Call it a reverse dowry: college debt diverts careers and delays or impedes graduates' plans to get married, buy a home or even to start a family. The effects can last years.
A 22-year old student graduating this year who consolidates their $40,000 loan at 6.125 percent will need to pay $243 a month...until they're 52. By that time, they will have paid $47,494 in interest alone.
A degree is essential to today's job market. This expansion's dominant areas of job creation (about 80%) are professional, medical educational and financial. Or, to put it another way, today's college degree (or higher) is yesterday's high school diploma. But because of the US's backwards methodology of financing college education, students now graduate with enough debt to hinder their socio-economic upward mobility.
For the last 15 years state legislators continually cut back of higher education funding. Between 1988 and 1998, the average annual state-sponsored school tuition increase was 4.1%. Over the same period, state appropriations -- which comprise 33.4% of total state school revenues -- decreased 1% annually. As a result, tuition as a percentage of total state school revenue increased from 22.7% to 31.1% from 1988 - 1998. In other words, the cost of state education is falling more and more on students as opposed to the state governments.
Since 1998, college tuition costs have continued escalating out of control, making college a less affordable proposition for students. The year-over-year percent increases for 2001-2005 were 7.1%, 9.7%, 13.9% and 10.6%, respectively. Over this same time, state appropriation increased at a 4.6% between 2001-2002, decreased 1%, and 2.3% between 2003-2003 and 2003-2004 and increased 3.8% between 2004-2005. Finally, average inflation adjusted wages according to the Bureau of Labor Statistics grew .42%, 1.52%, -.59% and-.31% respectively for 2001-2004. In other words, the trend established in the late 1980s and early 1990s of decreasing state funding and increasing tuition to pay for state schools has continued. States have increasingly passed the cost of higher education onto student's backs.
In addition, consider this:
While the average cost of college tuition rose by 110% between 1981 and 2001, median family income rose by only 27% during that period. (The College Board, Trends in College Pricing, 2001).

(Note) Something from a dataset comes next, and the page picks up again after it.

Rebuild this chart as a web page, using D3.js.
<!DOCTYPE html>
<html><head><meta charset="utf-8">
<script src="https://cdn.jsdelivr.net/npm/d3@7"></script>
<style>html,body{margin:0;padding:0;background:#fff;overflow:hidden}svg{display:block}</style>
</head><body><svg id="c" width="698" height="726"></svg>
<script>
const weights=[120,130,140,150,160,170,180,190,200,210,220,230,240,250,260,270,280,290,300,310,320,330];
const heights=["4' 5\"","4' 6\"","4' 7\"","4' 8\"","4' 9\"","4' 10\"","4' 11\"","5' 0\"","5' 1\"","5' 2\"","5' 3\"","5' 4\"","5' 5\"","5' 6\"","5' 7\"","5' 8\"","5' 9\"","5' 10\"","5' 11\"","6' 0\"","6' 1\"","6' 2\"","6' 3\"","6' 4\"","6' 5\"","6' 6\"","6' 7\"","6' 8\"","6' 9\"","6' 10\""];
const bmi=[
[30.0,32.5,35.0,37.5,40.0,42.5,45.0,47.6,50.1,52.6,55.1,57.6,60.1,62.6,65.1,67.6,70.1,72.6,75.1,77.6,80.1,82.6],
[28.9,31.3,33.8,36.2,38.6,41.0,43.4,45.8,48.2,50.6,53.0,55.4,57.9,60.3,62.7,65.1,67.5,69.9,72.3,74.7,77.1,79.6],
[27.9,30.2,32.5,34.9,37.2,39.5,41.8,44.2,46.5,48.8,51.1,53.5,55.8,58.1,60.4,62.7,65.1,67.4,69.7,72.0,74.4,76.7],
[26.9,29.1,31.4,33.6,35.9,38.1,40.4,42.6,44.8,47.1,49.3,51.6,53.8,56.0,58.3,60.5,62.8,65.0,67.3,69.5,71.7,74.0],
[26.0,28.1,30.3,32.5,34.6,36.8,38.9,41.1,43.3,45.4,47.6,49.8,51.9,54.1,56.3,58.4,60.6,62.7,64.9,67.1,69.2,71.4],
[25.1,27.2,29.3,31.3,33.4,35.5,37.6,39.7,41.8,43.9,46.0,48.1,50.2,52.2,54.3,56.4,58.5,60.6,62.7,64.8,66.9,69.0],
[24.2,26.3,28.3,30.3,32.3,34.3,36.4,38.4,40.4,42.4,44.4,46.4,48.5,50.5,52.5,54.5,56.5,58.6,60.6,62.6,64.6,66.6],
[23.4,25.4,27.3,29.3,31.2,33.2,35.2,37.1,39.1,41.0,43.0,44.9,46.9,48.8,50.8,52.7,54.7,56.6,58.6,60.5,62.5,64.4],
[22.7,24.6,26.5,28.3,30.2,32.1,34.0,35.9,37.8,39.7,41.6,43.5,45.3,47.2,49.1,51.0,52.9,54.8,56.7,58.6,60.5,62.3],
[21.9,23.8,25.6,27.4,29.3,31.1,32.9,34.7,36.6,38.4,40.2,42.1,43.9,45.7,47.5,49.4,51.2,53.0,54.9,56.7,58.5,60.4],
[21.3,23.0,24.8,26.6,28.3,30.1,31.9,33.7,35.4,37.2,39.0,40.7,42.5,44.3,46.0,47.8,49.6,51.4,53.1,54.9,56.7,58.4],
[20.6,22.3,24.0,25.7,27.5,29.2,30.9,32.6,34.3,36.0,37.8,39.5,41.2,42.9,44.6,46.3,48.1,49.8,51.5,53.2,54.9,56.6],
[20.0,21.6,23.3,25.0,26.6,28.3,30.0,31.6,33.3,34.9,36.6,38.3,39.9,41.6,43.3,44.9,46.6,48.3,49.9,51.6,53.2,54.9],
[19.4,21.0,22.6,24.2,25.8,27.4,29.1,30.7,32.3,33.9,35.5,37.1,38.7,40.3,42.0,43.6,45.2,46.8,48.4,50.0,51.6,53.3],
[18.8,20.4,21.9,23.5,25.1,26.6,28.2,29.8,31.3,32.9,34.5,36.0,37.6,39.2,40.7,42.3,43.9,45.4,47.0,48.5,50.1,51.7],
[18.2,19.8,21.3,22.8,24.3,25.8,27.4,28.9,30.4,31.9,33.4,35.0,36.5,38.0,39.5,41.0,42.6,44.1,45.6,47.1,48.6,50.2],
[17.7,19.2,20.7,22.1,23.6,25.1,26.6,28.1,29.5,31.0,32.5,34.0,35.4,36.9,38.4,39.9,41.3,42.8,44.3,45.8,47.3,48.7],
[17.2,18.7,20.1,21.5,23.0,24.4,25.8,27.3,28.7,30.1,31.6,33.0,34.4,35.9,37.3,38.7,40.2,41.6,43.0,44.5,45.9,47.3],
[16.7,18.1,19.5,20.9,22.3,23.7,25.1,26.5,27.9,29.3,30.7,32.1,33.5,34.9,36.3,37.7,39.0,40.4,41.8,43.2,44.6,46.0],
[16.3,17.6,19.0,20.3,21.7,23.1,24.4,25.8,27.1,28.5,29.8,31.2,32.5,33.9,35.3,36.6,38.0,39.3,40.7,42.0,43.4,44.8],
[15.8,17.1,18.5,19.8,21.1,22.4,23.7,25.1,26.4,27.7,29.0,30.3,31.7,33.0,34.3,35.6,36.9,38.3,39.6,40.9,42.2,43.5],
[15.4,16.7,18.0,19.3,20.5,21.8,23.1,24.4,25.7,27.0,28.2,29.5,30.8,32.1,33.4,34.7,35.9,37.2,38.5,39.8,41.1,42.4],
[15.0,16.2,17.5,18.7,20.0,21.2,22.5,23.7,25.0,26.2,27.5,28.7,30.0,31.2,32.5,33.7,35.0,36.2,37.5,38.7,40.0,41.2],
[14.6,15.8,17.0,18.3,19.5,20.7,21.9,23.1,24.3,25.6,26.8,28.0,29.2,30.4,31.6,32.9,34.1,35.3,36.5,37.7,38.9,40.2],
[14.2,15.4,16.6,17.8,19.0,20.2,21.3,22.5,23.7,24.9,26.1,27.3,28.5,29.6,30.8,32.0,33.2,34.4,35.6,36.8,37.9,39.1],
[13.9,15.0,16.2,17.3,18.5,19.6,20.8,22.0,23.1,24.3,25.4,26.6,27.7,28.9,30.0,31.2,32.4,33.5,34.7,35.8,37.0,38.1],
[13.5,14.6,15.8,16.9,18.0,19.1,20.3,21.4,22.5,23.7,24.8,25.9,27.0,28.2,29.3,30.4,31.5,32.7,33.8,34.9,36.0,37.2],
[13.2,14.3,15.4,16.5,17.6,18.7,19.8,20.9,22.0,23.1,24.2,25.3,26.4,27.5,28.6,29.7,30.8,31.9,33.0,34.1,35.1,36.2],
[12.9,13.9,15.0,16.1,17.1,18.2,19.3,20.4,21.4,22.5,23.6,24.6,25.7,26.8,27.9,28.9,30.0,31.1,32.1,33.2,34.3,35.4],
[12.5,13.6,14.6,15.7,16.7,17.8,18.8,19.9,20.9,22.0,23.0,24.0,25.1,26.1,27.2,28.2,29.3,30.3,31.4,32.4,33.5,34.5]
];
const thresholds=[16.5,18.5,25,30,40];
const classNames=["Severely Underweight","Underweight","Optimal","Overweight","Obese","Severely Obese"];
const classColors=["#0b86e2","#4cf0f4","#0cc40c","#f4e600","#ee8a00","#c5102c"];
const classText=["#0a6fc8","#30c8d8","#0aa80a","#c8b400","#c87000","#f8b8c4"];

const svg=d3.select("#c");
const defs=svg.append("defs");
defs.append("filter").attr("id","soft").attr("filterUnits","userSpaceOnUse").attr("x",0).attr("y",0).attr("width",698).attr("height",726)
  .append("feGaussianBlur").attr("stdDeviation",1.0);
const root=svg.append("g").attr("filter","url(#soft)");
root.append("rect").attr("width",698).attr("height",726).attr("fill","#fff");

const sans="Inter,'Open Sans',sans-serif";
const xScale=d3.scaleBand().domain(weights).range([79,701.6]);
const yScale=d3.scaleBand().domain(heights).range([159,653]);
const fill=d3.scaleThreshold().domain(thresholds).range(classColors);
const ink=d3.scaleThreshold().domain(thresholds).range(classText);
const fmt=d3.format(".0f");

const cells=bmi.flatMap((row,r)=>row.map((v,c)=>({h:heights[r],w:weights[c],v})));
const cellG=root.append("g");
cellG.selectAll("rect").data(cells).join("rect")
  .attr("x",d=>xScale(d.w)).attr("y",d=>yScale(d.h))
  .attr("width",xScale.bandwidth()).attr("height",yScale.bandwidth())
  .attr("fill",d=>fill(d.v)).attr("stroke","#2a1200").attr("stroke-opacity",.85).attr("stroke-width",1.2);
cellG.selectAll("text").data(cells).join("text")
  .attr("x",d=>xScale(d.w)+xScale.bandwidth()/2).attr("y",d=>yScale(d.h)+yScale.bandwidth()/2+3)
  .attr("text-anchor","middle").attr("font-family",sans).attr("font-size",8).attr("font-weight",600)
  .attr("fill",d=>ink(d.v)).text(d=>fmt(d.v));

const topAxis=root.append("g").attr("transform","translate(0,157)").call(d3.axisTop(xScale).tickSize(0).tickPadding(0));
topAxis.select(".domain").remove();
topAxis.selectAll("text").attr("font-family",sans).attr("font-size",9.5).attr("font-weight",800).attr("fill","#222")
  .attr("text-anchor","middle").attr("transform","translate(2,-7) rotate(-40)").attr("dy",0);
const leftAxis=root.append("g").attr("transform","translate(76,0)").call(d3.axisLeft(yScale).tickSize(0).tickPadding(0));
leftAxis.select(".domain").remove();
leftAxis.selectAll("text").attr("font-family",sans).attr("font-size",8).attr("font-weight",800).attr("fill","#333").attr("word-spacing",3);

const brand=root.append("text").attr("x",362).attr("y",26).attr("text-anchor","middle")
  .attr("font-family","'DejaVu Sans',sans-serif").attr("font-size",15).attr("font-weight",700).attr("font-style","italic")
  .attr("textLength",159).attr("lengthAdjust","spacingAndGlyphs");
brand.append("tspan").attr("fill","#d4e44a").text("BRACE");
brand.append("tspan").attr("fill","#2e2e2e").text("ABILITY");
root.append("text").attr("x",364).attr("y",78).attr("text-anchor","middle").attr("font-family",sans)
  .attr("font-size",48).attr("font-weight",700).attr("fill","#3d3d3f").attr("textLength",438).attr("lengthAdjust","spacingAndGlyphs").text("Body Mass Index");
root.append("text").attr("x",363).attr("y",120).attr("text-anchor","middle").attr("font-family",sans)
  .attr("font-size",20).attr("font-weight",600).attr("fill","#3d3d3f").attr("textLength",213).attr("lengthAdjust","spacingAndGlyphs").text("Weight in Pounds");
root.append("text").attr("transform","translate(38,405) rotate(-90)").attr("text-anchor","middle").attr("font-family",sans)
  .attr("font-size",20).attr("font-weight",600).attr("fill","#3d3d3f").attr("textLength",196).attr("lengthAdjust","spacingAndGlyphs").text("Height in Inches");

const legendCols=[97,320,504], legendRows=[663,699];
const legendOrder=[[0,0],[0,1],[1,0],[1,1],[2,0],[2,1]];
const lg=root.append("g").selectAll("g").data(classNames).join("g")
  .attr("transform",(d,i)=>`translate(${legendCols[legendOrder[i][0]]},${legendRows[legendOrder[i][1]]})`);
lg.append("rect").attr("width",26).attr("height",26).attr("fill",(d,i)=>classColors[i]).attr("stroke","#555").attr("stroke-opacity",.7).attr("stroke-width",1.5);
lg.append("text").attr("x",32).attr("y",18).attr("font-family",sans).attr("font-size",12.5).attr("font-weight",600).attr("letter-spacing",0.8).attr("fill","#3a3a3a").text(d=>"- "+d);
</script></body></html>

The cost of the "ticket to a better life" has outstripped income growth by a wide margin. As a result, the better life is slowly moving out of reach of a large portion of the population.

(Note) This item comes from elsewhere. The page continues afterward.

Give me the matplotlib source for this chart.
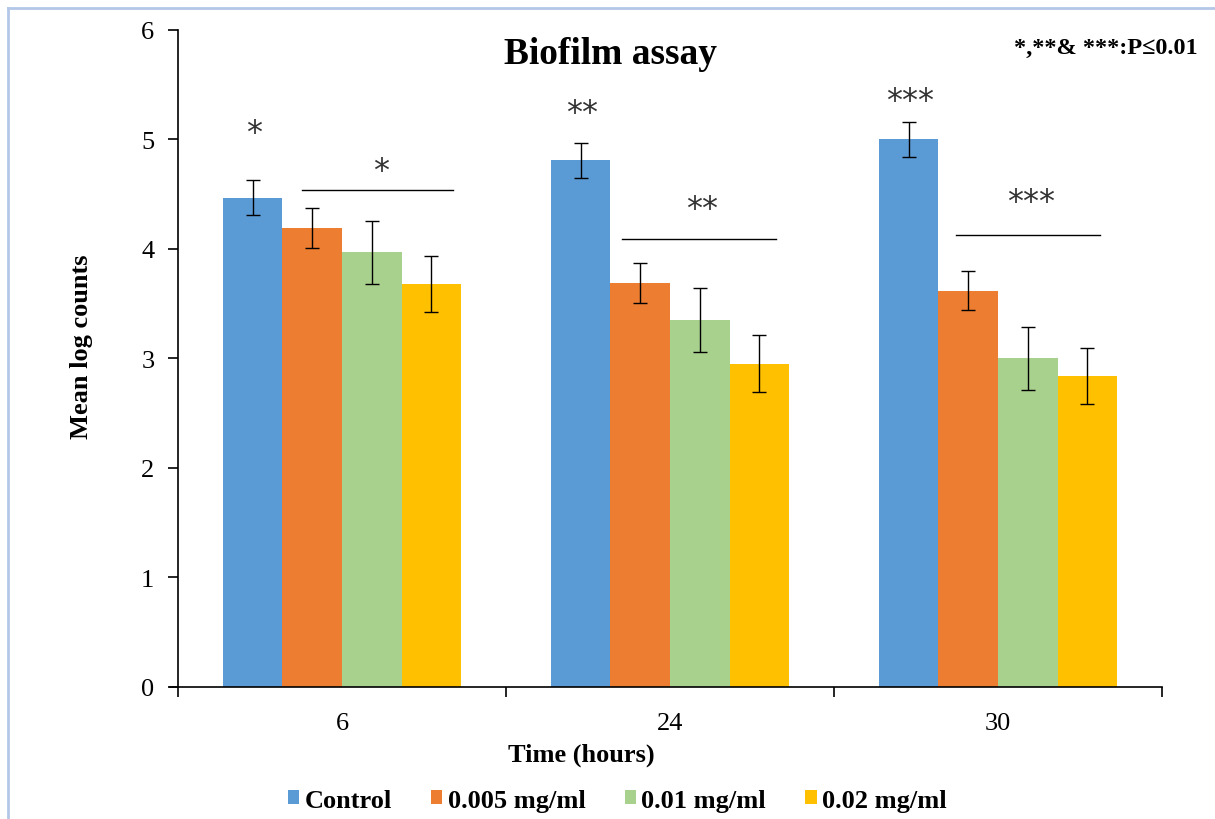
import numpy as np
import matplotlib.pyplot as plt
from matplotlib.lines import Line2D

# --- data ---
times = ["6", "24", "30"]
groups = ["Control", "0.005 mg/ml", "0.01 mg/ml", "0.02 mg/ml"]
control = [4.47, 4.81, 5.00]
c0005 = [4.19, 3.69, 3.62]
c001 = [3.97, 3.35, 3.00]
c002 = [3.68, 2.95, 2.84]
err_control = [0.16, 0.16, 0.16]
err_0005 = [0.18, 0.18, 0.18]
err_001 = [0.29, 0.29, 0.29]
err_002 = [0.26, 0.26, 0.26]
stars = ["*", "**", "***"]

colors = ["#5B9BD5", "#ED7D31", "#A9D18E", "#FFC000"]
series = [control, c0005, c001, c002]
errs = [err_control, err_0005, err_001, err_002]

# annotation layout (in data units)
star_y = [5.11, 5.30, 5.41]            # stars over control bars
line_y = [4.54, 4.09, 4.13]            # bracket lines over treated bars
line_span = [(-0.122, 0.338), (-0.146, 0.323), (-0.128, 0.311)]
line_star_gap = [0.23, 0.33, 0.35]

serif = ["Liberation Serif", "DejaVu Serif"]
plt.rcParams["font.family"] = serif

fig = plt.figure(figsize=(12.15, 8.2), dpi=100)
ax = fig.add_axes([0.1465, 0.161, 0.8099, 0.8012])

x = np.arange(len(times))
w = 1 / 5.5
offs = (np.arange(4) - 1.5) * w

for k in range(4):
    ax.bar(x + offs[k], series[k], width=w, color=colors[k], label=groups[k],
           zorder=2)
    ax.errorbar(x + offs[k], series[k], yerr=errs[k], fmt="none", ecolor="black",
                elinewidth=1.0, capsize=5, capthick=1.0, zorder=3)

# significance marks
star_font = dict(family=["DejaVu Sans"], fontsize=23, color="#333333",
                 ha="center", va="center")
for i in range(3):
    ax.text(x[i] + offs[0] + 0.005, star_y[i] - 0.05, stars[i], **star_font)
    ax.plot([x[i] + line_span[i][0], x[i] + line_span[i][1]], [line_y[i], line_y[i]],
            color="black", lw=1.0, zorder=3)
    ax.text(x[i] + (line_span[i][0] + line_span[i][1]) / 2 + 0.01,
            line_y[i] + line_star_gap[i] - 0.05, stars[i], **star_font)

ax.set_xlim(-0.5, 2.5)
ax.set_ylim(0, 6)
ax.set_yticks(range(7))
ax.set_xticks(x)
ax.set_xticklabels(times)
ax.set_xticks([-0.5, 0.5, 1.5, 2.5], minor=True)
ax.tick_params(axis="x", which="major", length=0, labelsize=19, pad=18)
ax.tick_params(axis="x", which="minor", length=7, width=1.2, direction="out")
ax.tick_params(axis="y", length=7, width=1.2, direction="out", labelsize=19, pad=10)
for s in ["top", "right"]:
    ax.spines[s].set_visible(False)
for s in ["left", "bottom"]:
    ax.spines[s].set_linewidth(1.2)
ax.spines["bottom"].set_bounds(-0.525, 2.5)

ax.set_xlabel("Time (hours)", fontsize=19, fontweight="bold")
ax.xaxis.set_label_coords(0.41, -0.085)
ax.set_ylabel("Mean log counts", fontsize=19, fontweight="bold")
ax.yaxis.set_label_coords(-0.086, 0.52)
ax.set_title("Biofilm assay", fontsize=27, fontweight="bold", x=0.44, y=0.937)

fig.text(0.986, 0.941, "*,**& ***:P\u22640.01",
         fontsize=17.5, fontweight="bold", ha="right", va="center",
         family=serif)

ax.legend(loc="lower center", bbox_to_anchor=(0.508, -0.004), bbox_transform=fig.transFigure,
          ncol=4, frameon=False, prop=dict(family=serif, weight="bold", size=19),
          handlelength=0.42, handleheight=0.42, handletextpad=0.2, columnspacing=1.5,
          borderaxespad=0.0)

# light frame on top and left edge
fig.add_artist(Line2D([0.0065, 0.0065], [0.0, 0.989], color="#B4C7E7", lw=2,
                      transform=fig.transFigure))
fig.add_artist(Line2D([0.0065, 1.0], [0.989, 0.989], color="#B4C7E7", lw=2,
                      transform=fig.transFigure))

fig.savefig("out.png", dpi=100, facecolor="white")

The cumulative effect of such student debt on graduates is unclear, although few would argue that its impact will be positive for the graduates, the economy or society.

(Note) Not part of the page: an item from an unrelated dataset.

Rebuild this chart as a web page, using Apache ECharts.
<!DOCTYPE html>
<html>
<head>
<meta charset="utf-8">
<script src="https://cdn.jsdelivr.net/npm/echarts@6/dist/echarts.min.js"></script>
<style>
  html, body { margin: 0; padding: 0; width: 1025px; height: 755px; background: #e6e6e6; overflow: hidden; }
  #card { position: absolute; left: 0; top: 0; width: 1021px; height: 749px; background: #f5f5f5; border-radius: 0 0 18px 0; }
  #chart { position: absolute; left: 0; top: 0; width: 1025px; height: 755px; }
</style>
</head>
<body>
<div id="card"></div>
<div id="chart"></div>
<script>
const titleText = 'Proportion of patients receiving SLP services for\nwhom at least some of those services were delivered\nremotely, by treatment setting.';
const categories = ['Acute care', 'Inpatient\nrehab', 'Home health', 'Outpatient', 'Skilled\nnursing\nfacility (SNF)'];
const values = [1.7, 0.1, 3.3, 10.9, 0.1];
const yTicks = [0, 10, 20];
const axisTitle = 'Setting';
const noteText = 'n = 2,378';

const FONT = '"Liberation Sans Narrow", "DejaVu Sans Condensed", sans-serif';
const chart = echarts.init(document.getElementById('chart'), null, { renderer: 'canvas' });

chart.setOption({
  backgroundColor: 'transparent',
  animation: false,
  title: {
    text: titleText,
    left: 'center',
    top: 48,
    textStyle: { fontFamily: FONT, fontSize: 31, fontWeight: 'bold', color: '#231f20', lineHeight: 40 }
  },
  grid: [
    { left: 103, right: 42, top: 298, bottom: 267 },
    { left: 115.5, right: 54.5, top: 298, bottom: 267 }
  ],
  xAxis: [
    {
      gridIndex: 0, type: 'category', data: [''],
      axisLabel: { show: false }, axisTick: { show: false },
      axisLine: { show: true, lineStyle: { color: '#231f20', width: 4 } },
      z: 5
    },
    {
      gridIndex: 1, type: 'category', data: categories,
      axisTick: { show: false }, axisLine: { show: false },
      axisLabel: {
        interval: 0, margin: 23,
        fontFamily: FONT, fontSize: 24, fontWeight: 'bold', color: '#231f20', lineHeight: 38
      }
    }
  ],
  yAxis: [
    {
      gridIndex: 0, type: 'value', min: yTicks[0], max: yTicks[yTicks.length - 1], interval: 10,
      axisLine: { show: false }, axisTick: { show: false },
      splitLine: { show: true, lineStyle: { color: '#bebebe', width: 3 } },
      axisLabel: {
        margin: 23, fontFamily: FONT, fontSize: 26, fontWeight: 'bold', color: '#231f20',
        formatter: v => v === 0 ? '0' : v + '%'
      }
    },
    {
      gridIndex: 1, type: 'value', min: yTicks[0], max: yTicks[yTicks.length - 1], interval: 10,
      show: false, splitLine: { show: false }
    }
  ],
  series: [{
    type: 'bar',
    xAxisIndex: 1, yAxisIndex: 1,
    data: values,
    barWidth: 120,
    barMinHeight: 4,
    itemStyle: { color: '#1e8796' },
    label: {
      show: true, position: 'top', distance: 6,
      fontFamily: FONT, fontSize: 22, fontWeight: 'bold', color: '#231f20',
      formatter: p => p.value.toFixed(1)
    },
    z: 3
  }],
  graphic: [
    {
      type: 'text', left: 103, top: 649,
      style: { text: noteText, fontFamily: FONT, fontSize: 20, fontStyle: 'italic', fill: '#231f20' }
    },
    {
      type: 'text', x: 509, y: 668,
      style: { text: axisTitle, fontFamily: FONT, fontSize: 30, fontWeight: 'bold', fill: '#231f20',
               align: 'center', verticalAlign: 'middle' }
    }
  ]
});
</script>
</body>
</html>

"We've never done this to a generation of young people before," said Dr. Heather Boushey, Senior Economist at the progressive Center for Economic and Policy Research. "We've never put a generation in their 20s in debt they can't get out of before they started their work life."
"The normal approach in any healthy society is to help young married couples get started in life through marital gifts, dowries, and the like," Allan Carlson of the socially-conservative Howard Center for Family, Religion, and Society said.
"We now burden many young adults with student debt, sometimes massive in nature; the price being paid includes marriages delayed or foregone and fewer children. This is foolish public policy."
There is a book out called Generation Debt. I have not read it, but I can pretty much tell you what that book says given the above statistics: college graduates are now indentured servants to their respective college financing.